* start *
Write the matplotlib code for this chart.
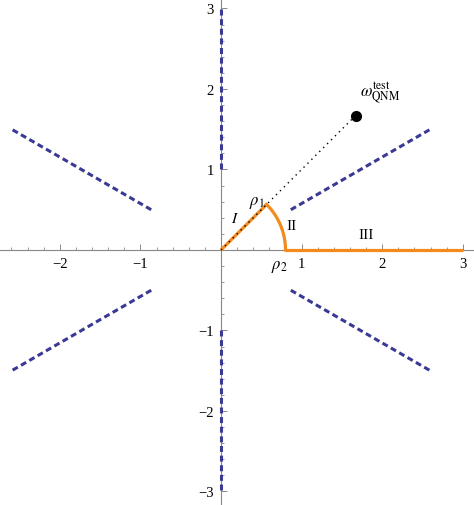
import numpy as np
import matplotlib
matplotlib.use("Agg")
import matplotlib.pyplot as plt
from matplotlib.ticker import FixedLocator, MultipleLocator

# Data
ray_angles_deg = [30, 90, 150, 210, 270, 330]   # directions of the dashed cuts
ray_r_start = 1.0
ray_r_end = 3.0
rho_radius = 0.8                                 # |rho1| = rho2
rho_angle_deg = 45                               # angle of rho1
contour_end = 3.0                                # end of segment III
qnm_point = (1.67, 1.67)                         # omega_QNM^test
major_ticks = [-2, -1, 1, 2, 3]
major_tick_labels = ["\u22122", "\u22121", "1", "2", "3"]
y_major_ticks = [-3, -2, -1, 1, 2, 3]
y_major_tick_labels = ["\u22123", "\u22122", "\u22121", "1", "2", "3"]

blue = "#3a3a94"
orange = "#f28a1e"

plt.rcParams["font.family"] = ["Liberation Serif", "DejaVu Serif"]
plt.rcParams["mathtext.fontset"] = "stix"

fig = plt.figure(figsize=(4.74, 5.06), dpi=100)
ax = fig.add_axes([0, 0, 1, 1])
ax.set_xlim(-2.742, 3.139)
ax.set_ylim(-3.168, 3.118)

# axes through origin
for s in ["top", "right"]:
    ax.spines[s].set_visible(False)
ax.spines["left"].set_position(("data", 0))
ax.spines["bottom"].set_position(("data", 0))
for s in ["left", "bottom"]:
    ax.spines[s].set_color("#888888")
    ax.spines[s].set_linewidth(0.8)
ax.patch.set_visible(False)

ax.xaxis.set_major_locator(FixedLocator(major_ticks))
ax.set_xticklabels(major_tick_labels)
ax.yaxis.set_major_locator(FixedLocator(y_major_ticks))
ax.set_yticklabels(y_major_tick_labels)
ax.xaxis.set_minor_locator(MultipleLocator(0.2))
ax.yaxis.set_minor_locator(MultipleLocator(0.2))
ax.tick_params(which="major", direction="in", length=4, width=0.7, color="#888888",
               labelsize=10.5, pad=5)
ax.tick_params(which="minor", direction="in", length=2.5, width=0.6, color="#888888")

# dashed cuts
for a in ray_angles_deg:
    t = np.deg2rad(a)
    ax.plot([ray_r_start * np.cos(t), ray_r_end * np.cos(t)],
            [ray_r_start * np.sin(t), ray_r_end * np.sin(t)],
            color=blue, lw=2.2, linestyle=(0, (1.95, 1.2)), solid_capstyle="butt",
            zorder=3)

# orange contour
t1 = np.deg2rad(rho_angle_deg)
rho1 = (rho_radius * np.cos(t1), rho_radius * np.sin(t1))
ax.plot([0, rho1[0]], [0, rho1[1]], color=orange, lw=2.3, zorder=4,
        solid_capstyle="butt")
arc_t = np.linspace(t1, 0, 60)
ax.plot(rho_radius * np.cos(arc_t), rho_radius * np.sin(arc_t), color=orange,
        lw=2.3, zorder=4)
ax.plot([rho_radius, contour_end], [0, 0], color=orange, lw=2.3, zorder=4,
        solid_capstyle="butt")

# dotted line to test point
ax.plot([0, qnm_point[0]], [0, qnm_point[1]], color="black", lw=1.0,
        linestyle=(0, (1, 3)), zorder=5)
ax.plot(*qnm_point, "o", color="black", ms=7, zorder=6)

# labels
ax.text(0.17, 0.40, "$I$", fontsize=11, ha="center", va="center")
ax.text(0.87, 0.30, "II", fontsize=11, ha="center", va="center")
ax.text(1.80, 0.19, "III", fontsize=11, ha="center", va="center")
ax.text(0.45, 0.60, r"$\rho_1$", fontsize=12, ha="center", va="center")
ax.text(0.72, -0.20, r"$\rho_2$", fontsize=12, ha="center", va="center")
ax.text(1.97, 1.95, r"$\omega_{\mathrm{QNM}}^{\mathrm{test}}$", fontsize=12,
        ha="center", va="center")

fig.savefig("out.png", dpi=100)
* end *
OBJECTIVE.
Leave out the pictures and repeat exactly the lines from the start of the material through the line that contains "ax.patch.set_visible(False)", both included.

TASK RESPONSE.
Write the matplotlib code for this chart.
import numpy as np
import matplotlib
matplotlib.use("Agg")
import matplotlib.pyplot as plt
from matplotlib.ticker import FixedLocator, MultipleLocator

# Data
ray_angles_deg = [30, 90, 150, 210, 270, 330]   # directions of the dashed cuts
ray_r_start = 1.0
ray_r_end = 3.0
rho_radius = 0.8                                 # |rho1| = rho2
rho_angle_deg = 45                               # angle of rho1
contour_end = 3.0                                # end of segment III
qnm_point = (1.67, 1.67)                         # omega_QNM^test
major_ticks = [-2, -1, 1, 2, 3]
major_tick_labels = ["\u22122", "\u22121", "1", "2", "3"]
y_major_ticks = [-3, -2, -1, 1, 2, 3]
y_major_tick_labels = ["\u22123", "\u22122", "\u22121", "1", "2", "3"]

blue = "#3a3a94"
orange = "#f28a1e"

plt.rcParams["font.family"] = ["Liberation Serif", "DejaVu Serif"]
plt.rcParams["mathtext.fontset"] = "stix"

fig = plt.figure(figsize=(4.74, 5.06), dpi=100)
ax = fig.add_axes([0, 0, 1, 1])
ax.set_xlim(-2.742, 3.139)
ax.set_ylim(-3.168, 3.118)

# axes through origin
for s in ["top", "right"]:
    ax.spines[s].set_visible(False)
ax.spines["left"].set_position(("data", 0))
ax.spines["bottom"].set_position(("data", 0))
for s in ["left", "bottom"]:
    ax.spines[s].set_color("#888888")
    ax.spines[s].set_linewidth(0.8)
ax.patch.set_visible(False)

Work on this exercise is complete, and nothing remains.